Which lines in the material below contain the word "this"? Copy each of them.

[Collected data]

################

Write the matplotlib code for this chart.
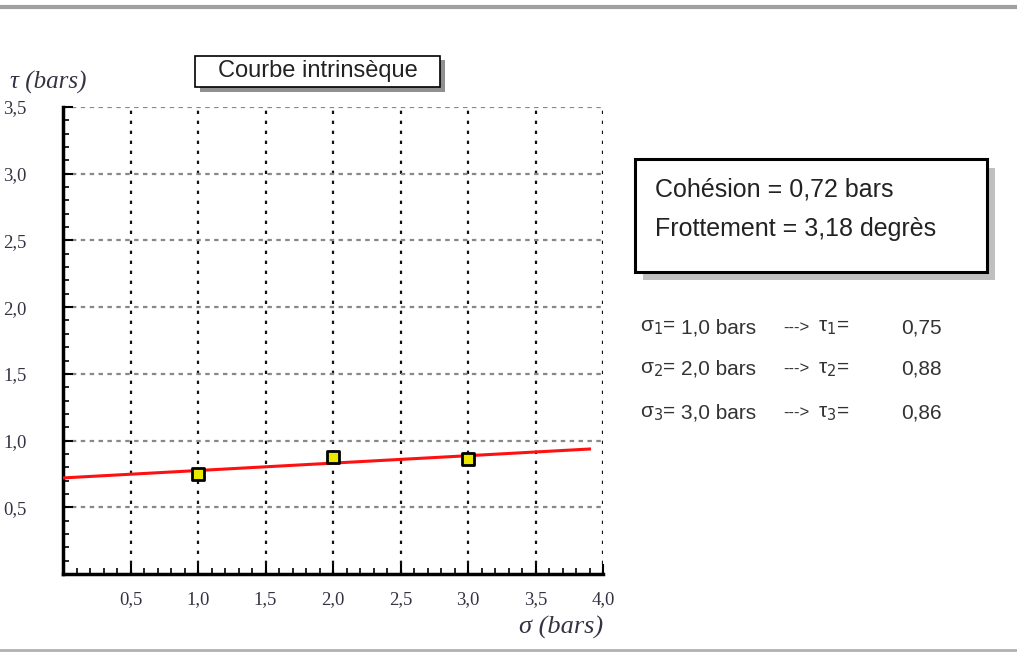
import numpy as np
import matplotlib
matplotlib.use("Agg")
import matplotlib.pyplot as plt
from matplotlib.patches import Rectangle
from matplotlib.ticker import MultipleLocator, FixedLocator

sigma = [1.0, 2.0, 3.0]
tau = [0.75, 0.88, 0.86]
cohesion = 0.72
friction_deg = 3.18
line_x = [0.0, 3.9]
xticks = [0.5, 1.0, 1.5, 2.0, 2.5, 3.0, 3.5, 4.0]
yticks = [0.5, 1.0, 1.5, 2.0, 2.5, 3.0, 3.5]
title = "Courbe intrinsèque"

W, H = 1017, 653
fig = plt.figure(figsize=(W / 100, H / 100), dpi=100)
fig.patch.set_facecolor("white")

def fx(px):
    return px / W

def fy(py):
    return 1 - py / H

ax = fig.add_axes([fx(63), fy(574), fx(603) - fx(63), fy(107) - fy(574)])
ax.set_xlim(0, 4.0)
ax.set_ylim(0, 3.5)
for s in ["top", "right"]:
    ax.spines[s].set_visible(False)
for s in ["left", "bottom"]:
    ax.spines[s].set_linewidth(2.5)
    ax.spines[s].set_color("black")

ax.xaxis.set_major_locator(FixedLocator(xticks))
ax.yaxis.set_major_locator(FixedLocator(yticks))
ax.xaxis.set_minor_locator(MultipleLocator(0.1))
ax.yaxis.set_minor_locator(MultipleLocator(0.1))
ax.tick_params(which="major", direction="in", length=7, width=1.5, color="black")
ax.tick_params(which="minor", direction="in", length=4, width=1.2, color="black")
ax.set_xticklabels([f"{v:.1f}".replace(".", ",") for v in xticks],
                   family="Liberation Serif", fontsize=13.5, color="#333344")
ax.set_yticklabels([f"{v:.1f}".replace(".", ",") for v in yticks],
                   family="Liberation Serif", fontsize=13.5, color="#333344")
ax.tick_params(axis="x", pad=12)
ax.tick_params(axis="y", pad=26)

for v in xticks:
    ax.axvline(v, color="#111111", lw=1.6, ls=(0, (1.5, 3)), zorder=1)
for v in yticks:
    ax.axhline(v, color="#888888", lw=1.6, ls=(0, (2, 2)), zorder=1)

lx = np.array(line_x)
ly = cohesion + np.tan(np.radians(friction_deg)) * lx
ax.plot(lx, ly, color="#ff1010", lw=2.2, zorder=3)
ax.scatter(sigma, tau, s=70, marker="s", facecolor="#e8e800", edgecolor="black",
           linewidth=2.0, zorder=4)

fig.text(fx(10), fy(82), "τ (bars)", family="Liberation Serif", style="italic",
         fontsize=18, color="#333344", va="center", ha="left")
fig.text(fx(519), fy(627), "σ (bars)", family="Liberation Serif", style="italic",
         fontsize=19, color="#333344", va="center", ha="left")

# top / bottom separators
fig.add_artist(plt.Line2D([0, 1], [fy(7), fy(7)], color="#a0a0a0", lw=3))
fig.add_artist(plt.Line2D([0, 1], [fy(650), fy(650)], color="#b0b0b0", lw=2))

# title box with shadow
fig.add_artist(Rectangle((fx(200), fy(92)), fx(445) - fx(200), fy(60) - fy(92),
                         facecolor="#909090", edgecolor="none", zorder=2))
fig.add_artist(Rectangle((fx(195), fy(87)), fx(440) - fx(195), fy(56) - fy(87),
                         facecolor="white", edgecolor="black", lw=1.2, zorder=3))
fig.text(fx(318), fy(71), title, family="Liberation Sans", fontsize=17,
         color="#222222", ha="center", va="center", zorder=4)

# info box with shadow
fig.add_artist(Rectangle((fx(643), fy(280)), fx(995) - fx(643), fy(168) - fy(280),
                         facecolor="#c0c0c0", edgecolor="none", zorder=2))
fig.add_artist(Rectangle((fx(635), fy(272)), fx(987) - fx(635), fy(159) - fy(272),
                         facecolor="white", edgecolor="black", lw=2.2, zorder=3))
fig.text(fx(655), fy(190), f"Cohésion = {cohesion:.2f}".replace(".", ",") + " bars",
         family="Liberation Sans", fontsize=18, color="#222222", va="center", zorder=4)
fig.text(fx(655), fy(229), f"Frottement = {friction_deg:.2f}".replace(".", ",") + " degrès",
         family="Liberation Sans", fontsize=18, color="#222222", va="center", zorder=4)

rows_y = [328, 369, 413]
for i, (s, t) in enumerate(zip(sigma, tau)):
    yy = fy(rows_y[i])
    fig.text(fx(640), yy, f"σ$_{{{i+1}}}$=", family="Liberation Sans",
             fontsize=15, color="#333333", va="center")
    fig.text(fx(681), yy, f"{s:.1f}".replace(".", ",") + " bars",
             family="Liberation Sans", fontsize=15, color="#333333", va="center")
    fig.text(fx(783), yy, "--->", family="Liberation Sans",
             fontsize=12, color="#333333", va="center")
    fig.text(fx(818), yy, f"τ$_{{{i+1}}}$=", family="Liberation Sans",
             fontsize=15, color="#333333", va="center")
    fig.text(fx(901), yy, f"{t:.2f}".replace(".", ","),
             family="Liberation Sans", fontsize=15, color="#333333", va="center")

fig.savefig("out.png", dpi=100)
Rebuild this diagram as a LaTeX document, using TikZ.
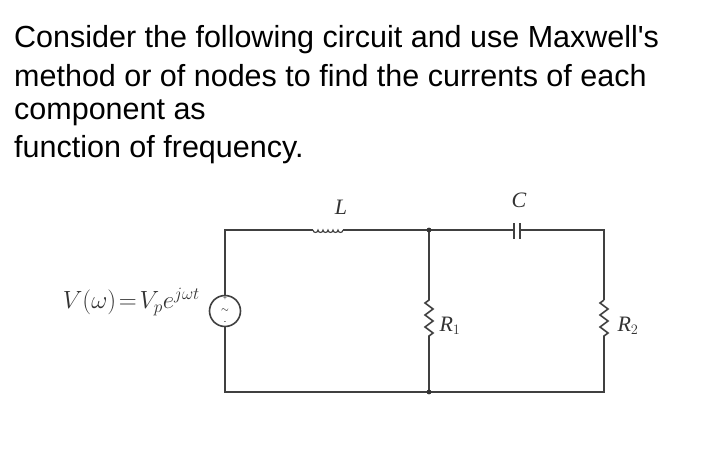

################

[Answer to the problem]
Write the matplotlib code for this chart.
Rebuild this diagram as a LaTeX document, using TikZ.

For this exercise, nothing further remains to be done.